Henri Matisse, 'Woman with a Hat'
Henri Matisse's portrait of his wife, Amélie Parayre, was first shown at the Salon d'Automne in 1905. The catalogue called it simply La Femme au chapeau. Journalists soon decided (or pretended) that Matisse's painting was scandalous, and the public turned up in droves to make fun of it. So far so predictable: the script was forty years old. But on 15 November something unusual happened. Two paragraphs of real and vehement criticism appeared in the Symbolist journal L'Hermitage, signed by the painter-critic Maurice Denis.

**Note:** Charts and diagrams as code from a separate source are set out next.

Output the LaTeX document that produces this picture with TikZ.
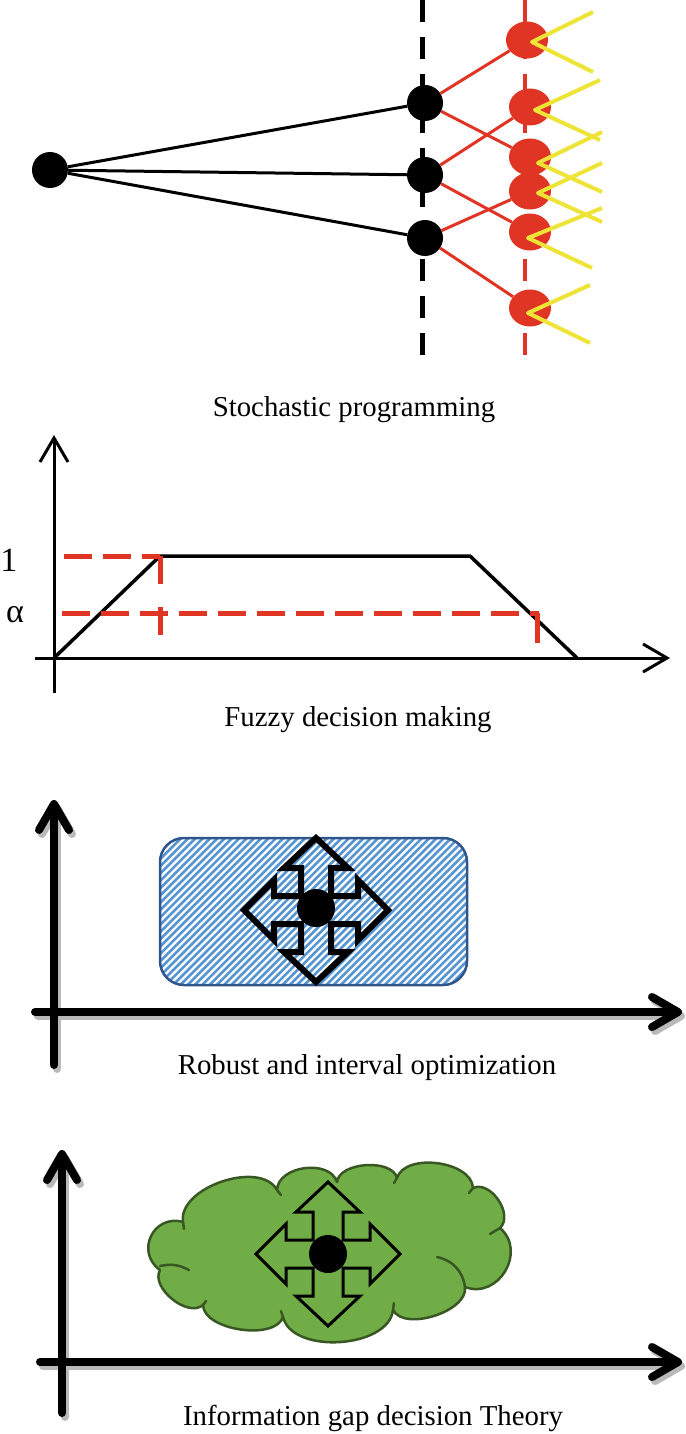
\documentclass[tikz,border=0pt]{standalone}
\usepackage{fontspec}
\setmainfont{Liberation Serif}
\usetikzlibrary{arrows.meta,positioning,shapes.geometric}

\definecolor{treered}{RGB}{224,52,36}
\definecolor{treeyellow}{RGB}{238,228,56}
\definecolor{stripeblue}{RGB}{88,150,210}
\definecolor{boxblue}{RGB}{47,85,140}
\definecolor{cloudgreen}{RGB}{112,173,71}
\definecolor{clouddark}{RGB}{56,87,35}
\definecolor{axisgray}{RGB}{185,185,185}

\tikzset{
  movecross/.pic={
    \draw[pic actions] (0,-72) -- (32,-42) -- (15,-42) -- (15,-14) -- (42,-14) -- (42,-30)
      -- (72,0) -- (42,30) -- (42,14) -- (15,14) -- (15,42) -- (32,42) -- (0,72)
      -- (-32,42) -- (-15,42) -- (-15,14) -- (-42,14) -- (-42,30) -- (-72,0)
      -- (-42,-30) -- (-42,-14) -- (-15,-14) -- (-15,-42) -- (-32,-42) -- cycle;
  },
  puff/.style={bend left=80,looseness=#1}
}

\begin{document}
\begin{tikzpicture}[x=1pt,y=-1pt,line join=round,
  caption/.style={inner sep=0pt,font=\fontsize{28.8}{34}\selectfont},
  axislabel/.style={inner sep=0pt,font=\fontsize{34}{40}\selectfont},
  blackdot/.style={circle,fill=black,inner sep=0pt,minimum size=36pt},
  reddot/.style={ellipse,fill=treered,inner sep=0pt,minimum width=42pt,minimum height=37pt},
  stagedash/.style={line width=5pt,dash pattern=on 22pt off 15pt},
  rootline/.style={line width=3pt},
  redline/.style={treered,line width=3pt},
  yline/.style={treeyellow,line width=4pt},
  fuzzyaxis/.style={line width=3pt,-{Straight Barb[length=24pt,width=28pt]}},
  cutline/.style={treered,line width=5pt,dash pattern=on 28pt off 11pt},
  stripe/.style={stripeblue,line width=2.6pt},
  thickaxis/.style={line width=8pt,line cap=round,-{Straight Barb[length=26pt,width=30pt,round]}},
  shadowaxis/.style={thickaxis,axisgray},
  cloudline/.style={clouddark,line width=2.5pt,line cap=round}]
\useasboundingbox (0,0) rectangle (685,1434);

% stochastic programming
\draw[stagedash] (422,0) -- (422,365);
\draw[stagedash,treered,line width=4pt] (525,0) -- (525,362);
\node[blackdot] (root) at (50,170) {};
\node[blackdot] (s1) at (425,103) {};
\node[blackdot] (s2) at (425,175) {};
\node[blackdot] (s3) at (425,238) {};
\node[reddot] (r1) at (527,40) {};
\node[reddot] (r2) at (530,107) {};
\node[reddot] (r4) at (530,191) {};
\node[reddot] (r3) at (530,157) {};
\node[reddot] (r5) at (530,232) {};
\node[reddot] (r6) at (530,308) {};
\foreach \s in {s1,s2,s3}
  \draw[rootline] (root) -- (\s);
\foreach \a/\b in {s1/r1,s1/r3,s2/r2,s2/r5,s3/r4,s3/r6}
  \draw[redline] (\a) -- (\b);
\coordinate (y1) at (532,42);
\coordinate (y2) at (535,110);
\coordinate (y3) at (538,163);
\coordinate (y4) at (538,193);
\coordinate (y5) at (528,238);
\coordinate (y6) at (528,313);
\foreach \v/\ux/\uy/\lx/\ly in {y1/61/-30/61/30,y2/65/-30/65/30,y3/64/-31/64/29,
    y4/64/-30/64/29,y5/74/-30/64/30,y6/62/-28/62/30}
  \draw[yline] (\v) ++(\ux,\uy) -- (\v) -- ++(\lx,\ly);
\node[caption] (capstoch) at (354,410) {Stochastic programming};

% fuzzy decision making
\draw[fuzzyaxis] (54,693) -- (54,435);
\draw[fuzzyaxis] (35,658) -- (670,658);
\draw[line width=3.5pt] (54,658) -- (160,556) -- (470,556) -- (577,658);
\draw[cutline] (64,556) -- (160,556);
\draw[cutline,dash pattern=on 28pt off 23pt] (160,556) -- (160,658);
\draw[cutline] (62,613) -- (539,613);
\draw[cutline,dash pattern=] (537,613) -- (537,643);
\node[axislabel] (lone) at (9,560) {1};
\node[axislabel] (lalpha) at (15,615) {α};
\node[caption] (capfuzzy) at (358,720) {Fuzzy decision making};

% robust and interval optimization
\begin{scope}[shift={(3,4)}]
  \draw[shadowaxis] (54,1065) -- (54,800);
  \draw[shadowaxis] (35,1012) -- (682,1012);
\end{scope}
\draw[thickaxis] (54,1065) -- (54,800);
\draw[thickaxis] (35,1012) -- (682,1012);
\fill[white,rounded corners=24pt] (160,838) rectangle (467,985);
\begin{scope}
  \clip[rounded corners=24pt] (160,838) rectangle (467,985);
  \foreach \k in {0,7.3,...,470}
    \draw[stripe] (\k,990) -- ++(160,-160);
\end{scope}
\draw[boxblue,line width=2.5pt,rounded corners=24pt] (160,838) rectangle (467,985);
\pic[line width=6pt,line join=miter] at (316,910) {movecross};
\node[circle,fill=black,inner sep=0pt,minimum size=38pt] (rdot) at (316,908) {};
\node[caption] (caprobust) at (367,1068) {Robust and interval optimization};

% information gap decision theory
\begin{scope}[shift={(3,4)}]
  \draw[shadowaxis] (62,1413) -- (62,1150);
  \draw[shadowaxis] (40,1362) -- (682,1362);
\end{scope}
\draw[thickaxis] (62,1413) -- (62,1150);
\draw[thickaxis] (40,1362) -- (682,1362);
\draw[cloudline,fill=cloudgreen]
  (183,1222) to[puff=0.9] (277,1190) to[puff=1.03] (337,1182)
  to[puff=0.86] (397,1178) to[puff=0.9] (473,1188) to[puff=1.03] (500,1228)
  to[puff=1.34] (465,1287) to[puff=0.83] (393,1310) to[puff=0.9] (283,1317)
  to[puff=0.8] (203,1305) to[puff=0.93] (160,1270) to[puff=1.48] (183,1222) -- cycle;
\draw[cloudline] (437,1257) to[bend left=35] (465,1287);
\draw[cloudline] (160,1266) to[bend left=20] (189,1270);
\draw[cloudline] (183,1222) -- ++(1,7);
\draw[cloudline] (277,1190) -- ++(4,5);
\draw[cloudline] (397,1178) -- ++(-3,5);
\draw[cloudline] (473,1188) -- ++(-4,5);
\draw[cloudline] (500,1228) -- ++(-10,6);
\draw[cloudline] (393,1310) -- ++(1,-7);
\draw[cloudline] (283,1317) -- ++(-2,-6);
\draw[cloudline] (203,1305) -- ++(3,-4);
\pic[line width=3pt,line join=miter] at (328,1254) {movecross};
\node[circle,fill=black,inner sep=0pt,minimum size=38pt] (idot) at (328,1254) {};
\node[caption] (capinfo) at (373,1418) {Information gap decision Theory};
\end{tikzpicture}
\end{document}
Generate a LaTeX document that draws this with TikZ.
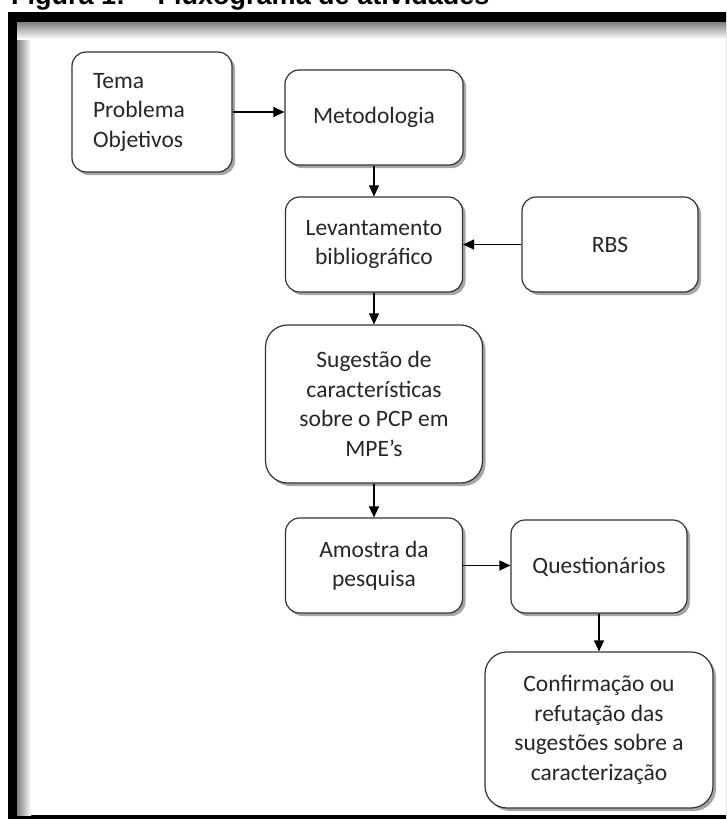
\documentclass[tikz,border=0pt]{standalone}
\usepackage{fontspec}
\setmainfont{Carlito}
\newfontfamily\titlefont{Liberation Sans}
\usetikzlibrary{arrows.meta,shadows}

\definecolor{boxline}{HTML}{333333}
\definecolor{boxtext}{HTML}{262626}

\tikzset{
  flowbox/.style={draw=boxline, line width=1.2pt, fill=white, rounded corners=14pt,
    align=center, text=boxtext, inner sep=4pt,
    font=\fontsize{23.5}{29.5}\selectfont,
    drop shadow={shadow xshift=3pt, shadow yshift=-3pt, opacity=0.35, fill=black}},
  bigbox/.style={flowbox, rounded corners=22pt},
  flowarrow/.style={draw=black, line width=1.3pt, -{Triangle[length=11pt,width=10pt]}}
}

\begin{document}
\begin{tikzpicture}[x=1pt, y=-1pt]
  \useasboundingbox (0,0) rectangle (726,819);
  \clip (0,0) rectangle (726,819);

  % caption, partly cut off by the top edge
  \node[anchor=base west, inner sep=0pt, font=\titlefont\bfseries\fontsize{27}{30}\selectfont]
    (caption) at (11,5) {Figura 1: – Fluxograma de atividades};

  % framed panel with an inner shadow along the top and left edges
  \fill[black] (8,12) rectangle (740,830);
  \fill[white] (17,22) rectangle (740,815);
  \shade[left color=black!50, right color=white] (17,22) rectangle (31,815);
  \shade[top color=black!50, bottom color=white] (17,22) rectangle (740,39);

  % process boxes
  \node[flowbox, minimum width=160pt, minimum height=120pt, text width=118pt,
        inner xsep=21pt, align=left] (tema) at (152,112) {Tema\\Problema\\Objetivos};
  \node[flowbox, minimum width=178pt, minimum height=95pt] (metod) at (374,117.5) {Metodologia};
  \node[flowbox, minimum width=177pt, minimum height=95pt] (lev) at (374,244.5) {Levantamento\\bibliográfico};
  \node[flowbox, minimum width=176pt, minimum height=95pt] (rbs) at (610,244.5) {RBS};
  \node[bigbox, minimum width=217pt, minimum height=158pt] (sug) at (374,404)
    {Sugestão de\\características\\sobre o PCP em\\MPE's};
  \node[flowbox, minimum width=177pt, minimum height=95pt] (amo) at (374,565.5) {Amostra da\\pesquisa};
  \node[flowbox, minimum width=176pt, minimum height=93pt] (que) at (599,566.5) {Questionários};
  \node[bigbox, minimum width=228pt, minimum height=156pt] (conf) at (599,730)
    {Confirmação ou\\refutação das\\sugestões sobre a\\caracterização};

  % connectors
  \draw[flowarrow] (tema.east) -- (tema.east -| metod.west);
  \draw[flowarrow] (metod.south) -- (lev.north);
  \draw[flowarrow] (rbs.west) -- (lev.east);
  \draw[flowarrow] (lev.south) -- (sug.north);
  \draw[flowarrow] (sug.south) -- (amo.north);
  \draw[flowarrow] (amo.east) -- (amo.east -| que.west);
  \draw[flowarrow] (que.south) -- (conf.north);
\end{tikzpicture}
\end{document}
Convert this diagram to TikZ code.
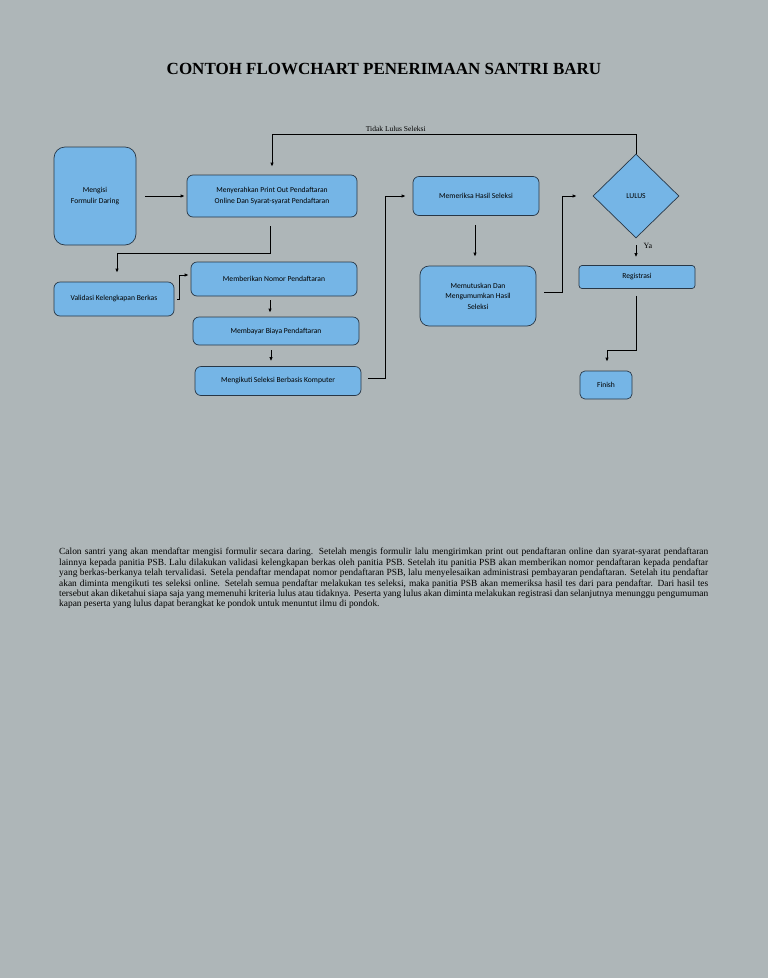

Ever since, they have haunted our picture of 20th-century art:
What one finds above all, particularly in Matisse, is artificiality; not literary artificiality, which follows from the search to give expression to ideas; nor decorative artificiality, as the makers of Turkish and Persian carpets conceived it; no, something more abstract still; painting beyond every contingency, painting in itself, the pure act of painting . . . What you are doing, Matisse, is dialectic: you begin from the multiple and individual, and by definition, as the neo-Platonists would say, that is, by abstraction and generalisation, you arrive at ideas, at pure Forms of paintings [des noumènes de tableaux]. You are only happy when all the elements of your work are intelligible to you. Nothing must remain of the conditional and accidental in your universe: you strip it of everything that does not correspond to the possibilities of expression provided by reason . . . You should resign yourself to the fact that everything cannot be intelligible. Give up the idea of rebuilding a new art by means of reason alone. Put your trust in sensibility, in instinct.